THE official report on how social services handled the case of little Leticia Wright makes sad reading.

In total, the file charts the journey of a broken life.

The young girl suffered appalling indignities in the last days of her short time on earth.

Injuries to her head and abdomen were equivalent to a major road accident. A wound on the back of her head was described as a ‘boggy mass’.

Over 100 injuries – old and new – were found on Leticia’s body including more than 10 cigarette burns, two branding marks and two deep bite marks.

All the more appalling that they were inflicted by her mother and her boyfriend.

Sad, yes. Unique, no.

It is the story of a mistreated child who had no real home or family and probably never knew what it was like to be wanted or loved.

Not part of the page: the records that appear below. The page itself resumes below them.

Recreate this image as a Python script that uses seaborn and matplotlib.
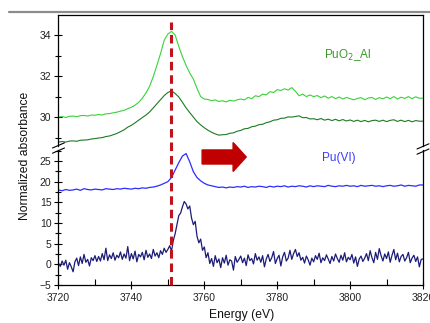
import numpy as np
import pandas as pd
import matplotlib
matplotlib.use("Agg")
import matplotlib.pyplot as plt
from matplotlib.lines import Line2D
from matplotlib.patches import FancyArrow
from matplotlib.ticker import MultipleLocator
import seaborn as sns

# Pu L3-edge XANES: energy grids (eV)
energy_1ev = np.arange(3720, 3821, 1.0)
energy_half = np.arange(3720, 3820.5, 0.5)

# PuO2_Al sample (light green) and reference (dark green), upper panel
puo2_al = [
    30.00, 30.03, 29.98, 30.04, 30.05, 30.02, 30.07, 30.08, 30.05, 30.10,
    30.09, 30.13, 30.10, 30.16, 30.17, 30.21, 30.24, 30.29, 30.33, 30.41,
    30.48, 30.58, 30.72, 30.92, 31.18, 31.50, 31.98, 32.52, 33.10, 33.75,
    34.05, 34.18, 34.00, 33.45, 32.95, 32.52, 32.15, 31.85, 31.40, 31.00,
    30.88, 30.86, 30.80, 30.84, 30.76, 30.80, 30.74, 30.82, 30.78, 30.84,
    30.88, 30.84, 30.96, 30.90, 31.04, 31.00, 31.12, 31.08, 31.24, 31.20,
    31.34, 31.30, 31.38, 31.32, 31.44, 31.26, 31.04, 31.12, 31.00, 31.08,
    31.00, 31.05, 30.95, 31.03, 30.92, 31.00, 30.90, 30.98, 30.88, 30.96,
    30.90, 30.84, 30.91, 30.95, 30.85, 30.93, 30.96, 30.86, 30.95, 30.89,
    30.98, 30.90, 31.00, 30.88, 30.97, 30.91, 31.00, 30.90, 30.99, 30.92,
    30.92,
]
puo2_ref = [
    28.78, 28.81, 28.78, 28.83, 28.84, 28.82, 28.87, 28.88, 28.89, 28.93,
    28.95, 28.98, 29.00, 29.05, 29.08, 29.14, 29.20, 29.29, 29.38, 29.51,
    29.60, 29.72, 29.85, 29.98, 30.10, 30.25, 30.45, 30.65, 30.85, 31.05,
    31.20, 31.28, 31.15, 30.98, 30.72, 30.45, 30.22, 30.00, 29.78, 29.62,
    29.48, 29.36, 29.26, 29.18, 29.12, 29.14, 29.15, 29.21, 29.23, 29.31,
    29.35, 29.43, 29.45, 29.53, 29.56, 29.63, 29.65, 29.73, 29.77, 29.85,
    29.87, 29.94, 29.95, 30.01, 30.00, 30.03, 30.06, 29.97, 29.98, 29.91,
    29.92, 29.87, 29.93, 29.85, 29.90, 29.83, 29.89, 29.82, 29.88, 29.81,
    29.86, 29.79, 29.85, 29.78, 29.84, 29.77, 29.83, 29.85, 29.79, 29.85,
    29.78, 29.84, 29.87, 29.79, 29.85, 29.78, 29.84, 29.77, 29.83, 29.80,
    29.80,
]

# Pu(VI) reference (blue), lower panel
pu_vi = [
    18.0, 17.8, 18.1, 17.9, 18.0, 18.2, 17.9, 18.3, 18.1, 18.0,
    18.2, 18.1, 18.0, 18.3, 18.2, 18.1, 18.3, 18.2, 18.4, 18.3,
    18.2, 18.4, 18.3, 18.5, 18.4, 18.6, 18.7, 18.9, 19.2, 19.6,
    20.0, 21.0, 22.8, 24.6, 26.2, 26.8, 24.8, 22.4, 21.0, 20.2,
    19.6, 19.2, 19.0, 18.8, 18.6, 18.7, 18.5, 18.7, 18.6, 18.8,
    18.7, 18.9, 18.6, 18.8, 18.7, 18.9, 18.8, 18.6, 18.9, 18.7,
    18.9, 18.8, 19.0, 18.7, 18.9, 18.8, 19.0, 18.9, 18.7, 19.0,
    18.8, 19.0, 18.9, 18.8, 19.1, 18.9, 18.8, 19.0, 18.9, 19.1,
    18.9, 19.0, 18.8, 19.1, 18.9, 19.0, 19.1, 18.9, 19.0, 18.8,
    19.0, 19.1, 18.9, 19.0, 19.2, 18.9, 19.1, 19.0, 18.9, 19.2,
    19.2,
]

# Difference spectrum (navy), 0.5 eV steps, lower panel
difference = [
    0.3, -0.5, 0.8, -0.2, 1.0, -1.2, 0.4, -0.6, -1.8, 0.6,
    1.5, -0.3, 1.8, 0.2, 2.4, 0.5, 1.2, -0.4, 1.6, 0.9,
    2.1, 0.7, 1.9, 0.8, 2.6, 1.1, 3.9, 0.9, 2.3, 1.4,
    2.8, 1.0, 2.2, 1.6, 3.0, 1.2, 2.5, 1.5, 4.3, 0.9,
    2.6, 1.3, 3.2, 0.6, 2.4, 1.8, 2.9, 1.1, 3.4, 1.7,
    2.5, 1.4, 3.6, 2.0, 2.8, 1.6, 3.3, 2.4, 3.9, 2.9,
    3.6, 4.5, 3.2, 5.8, 7.4, 9.6, 11.8, 12.4, 13.9, 15.2,
    14.6, 13.4, 14.1, 11.2, 9.6, 10.4, 6.8, 5.2, 6.1, 3.4,
    4.2, 1.6, 2.8, 0.2, 1.4, -0.5, 2.1, 0.4, 1.3, -0.8,
    1.6, 0.3, 2.2, -0.2, 1.1, 0.8, -1.4, 1.9, 0.5, 1.2,
    2.0, 0.4, 1.5, -0.3, 2.3, 0.9, 1.4, 0.1, 2.6, 1.0,
    1.8, 0.5, 2.1, -0.6, 1.3, 2.4, 0.7, 1.6, 3.1, 0.2,
    1.4, 2.2, -0.4, 1.8, 2.9, 0.8, 1.5, 3.4, 1.2, 2.6,
    3.6, 1.9, 2.8, 1.0, 1.7, 0.3, 2.0, 1.1, -0.2, 1.5,
    0.6, 2.1, 1.2, 2.7, 0.4, 1.6, 0.9, 2.3, 1.3, 0.2,
    1.9, 0.8, 2.5, 1.4, 0.5, 2.2, 1.0, 2.8, 0.6, 1.7,
    1.1, 2.4, 0.3, 1.8, -0.5, 1.3, 2.0, 0.7, 1.5, 2.6,
    0.9, 3.3, 1.6, 0.4, 2.9, 1.2, 3.8, 2.1, 0.8, 2.5,
    1.4, 3.0, 0.5, 2.2, 3.6, 1.1, 2.7, 0.6, 1.9, 2.4,
    0.8, 1.6, 2.9, 0.4, 1.5, 2.2, 0.7, 1.8, -0.6, 1.2,
    1.3,
]

edge_energy = 3751.0
x_ticks = [3720, 3740, 3760, 3780, 3800, 3820]
top_ticks = [30, 32, 34]
bottom_ticks = [-5, 0, 5, 10, 15, 20, 25]

sns.set_theme(style="ticks")
plt.rcParams["font.family"] = ["Liberation Sans", "DejaVu Sans"]
plt.rcParams["axes.linewidth"] = 0.9

W, H = 431, 323
fig = plt.figure(figsize=(W / 100, H / 100), dpi=100)
fig.patch.set_facecolor("white")

left, right = 58.5 / W, 423 / W
ax_top = fig.add_axes([left, 1 - 146 / H, right - left, (146 - 15) / H])
ax_bot = fig.add_axes([left, 1 - 285 / H, right - left, (285 - 150) / H])

top_df = pd.DataFrame({"E": energy_1ev, "sample": puo2_al, "ref": puo2_ref, "vi": pu_vi})
diff_df = pd.DataFrame({"E": energy_half, "diff": difference})

sns.lineplot(data=top_df, x="E", y="sample", ax=ax_top, color="#3ad23a", linewidth=0.8)
sns.lineplot(data=top_df, x="E", y="ref", ax=ax_top, color="#1d7a22", linewidth=0.8)
sns.lineplot(data=top_df, x="E", y="vi", ax=ax_bot, color="#2c2cff", linewidth=0.9)
sns.lineplot(data=diff_df, x="E", y="diff", ax=ax_bot, color="#1c1c78", linewidth=0.9)

ax_top.set_xlim(3720, 3820)
ax_bot.set_xlim(3720, 3820)
ax_top.set_ylim(28.59, 34.98)
ax_bot.set_ylim(-5, 27.66)

for ax in (ax_top, ax_bot):
    ax.set_xlabel("")
    ax.set_ylabel("")
    for s in ax.spines.values():
        s.set_color("black")
        s.set_linewidth(0.9)
    ax.tick_params(axis="both", which="major", direction="inout", length=6,
                   width=0.8, colors="black", labelsize=7.5, labelcolor="#222222", pad=2)
    ax.tick_params(axis="both", which="minor", direction="inout", length=4,
                   width=0.8, colors="black")

ax_top.spines["bottom"].set_visible(False)
ax_top.tick_params(axis="x", which="both", bottom=False, labelbottom=False)
ax_top.set_yticks(top_ticks)
ax_top.yaxis.set_minor_locator(MultipleLocator(1))

ax_bot.spines["top"].set_visible(False)
ax_bot.set_yticks(bottom_ticks)
ax_bot.yaxis.set_minor_locator(MultipleLocator(2.5))
ax_bot.set_xticks(x_ticks)
ax_bot.xaxis.set_minor_locator(MultipleLocator(10))
ax_bot.tick_params(axis="x", which="minor", direction="in", length=4)
ax_bot.tick_params(axis="x", which="major", pad=3)

# edge position marker spanning both panels
ax_bot.plot([edge_energy, edge_energy], [-5, 58.6], color="#c0141c", linewidth=2.2,
            linestyle=(0, (2.8, 1.6)), clip_on=False, zorder=5)

# shift arrow
ax_bot.add_patch(FancyArrow(3759.4, 25.97, 12.1, 0, width=3.4, head_width=7.0,
                            head_length=3.6, length_includes_head=True,
                            color="#c00000", clip_on=False, zorder=6))

ax_top.text(3799.4, 33.03, "PuO$_2$_Al", color="#3a9a2a", fontsize=8.5,
            ha="center", va="center")
ax_bot.text(3797, 25.7, "Pu(VI)", color="#3a3aff", fontsize=8.5,
            ha="center", va="center")

fig.text(242 / W, 1 - 315 / H, "Energy (eV)", ha="center", va="center",
         fontsize=8.7, color="#111111")
fig.text(25 / W, 1 - 156 / H, "Normalized absorbance", ha="center", va="center",
         rotation=90, fontsize=8.7, color="#111111")

# header rule
fig.add_artist(Line2D([9 / W, 1.0], [1 - 12.3 / H] * 2, color="#8c8c8c", linewidth=1.6))

# axis break marks
def break_mark(xc, yc):
    for dy in (-2.6, 2.6):
        y = yc + dy
        fig.add_artist(Line2D([(xc - 6) / W, (xc + 6) / W],
                              [1 - (y + 2.6) / H, 1 - (y - 2.6) / H],
                              color="black", linewidth=0.8))

break_mark(58.5, 148)
break_mark(423, 149)

fig.savefig("out.png", dpi=100, facecolor="white")
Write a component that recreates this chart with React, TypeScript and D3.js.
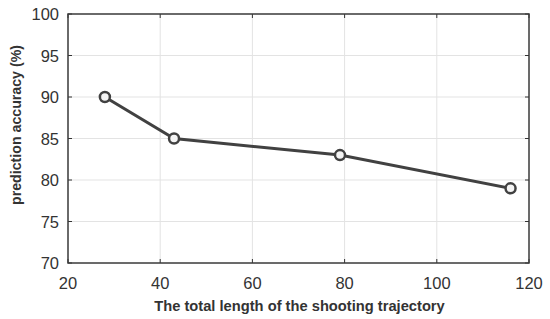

Her injuries were inflicted after Kirklees Council social workers visited and decided no further action was necessary.

Today’s official findings say there was an absence of action to obtain background information, but makes it plain that failings began elsewhere when crucial information was not passed on from areas where the mother’s boyfriend had previously lived.

No doubt “lessons will be learned” as we are usually told in such instances.

It is worth repeating a question asked before: With no bed covers, and only a plastic cup and hair bobbles to play with when the house in Huddersfield was visited, how could they have thought this was normal?

All those who followed the harrowing court case were left with the poignant mental image of a little girl often seen staring sadly out of her bedroom window, something no child who leads a normal, lively life would ever do.

The responsibility ultimately rests on the two people convicted of Leticia’s murder. Their actions were evil, simple as that.

But one word sums up what social workers should have used when they saw the conditions inside Leticia’s house: Commonsense.

It’s disturbing that they did not seem to possess it.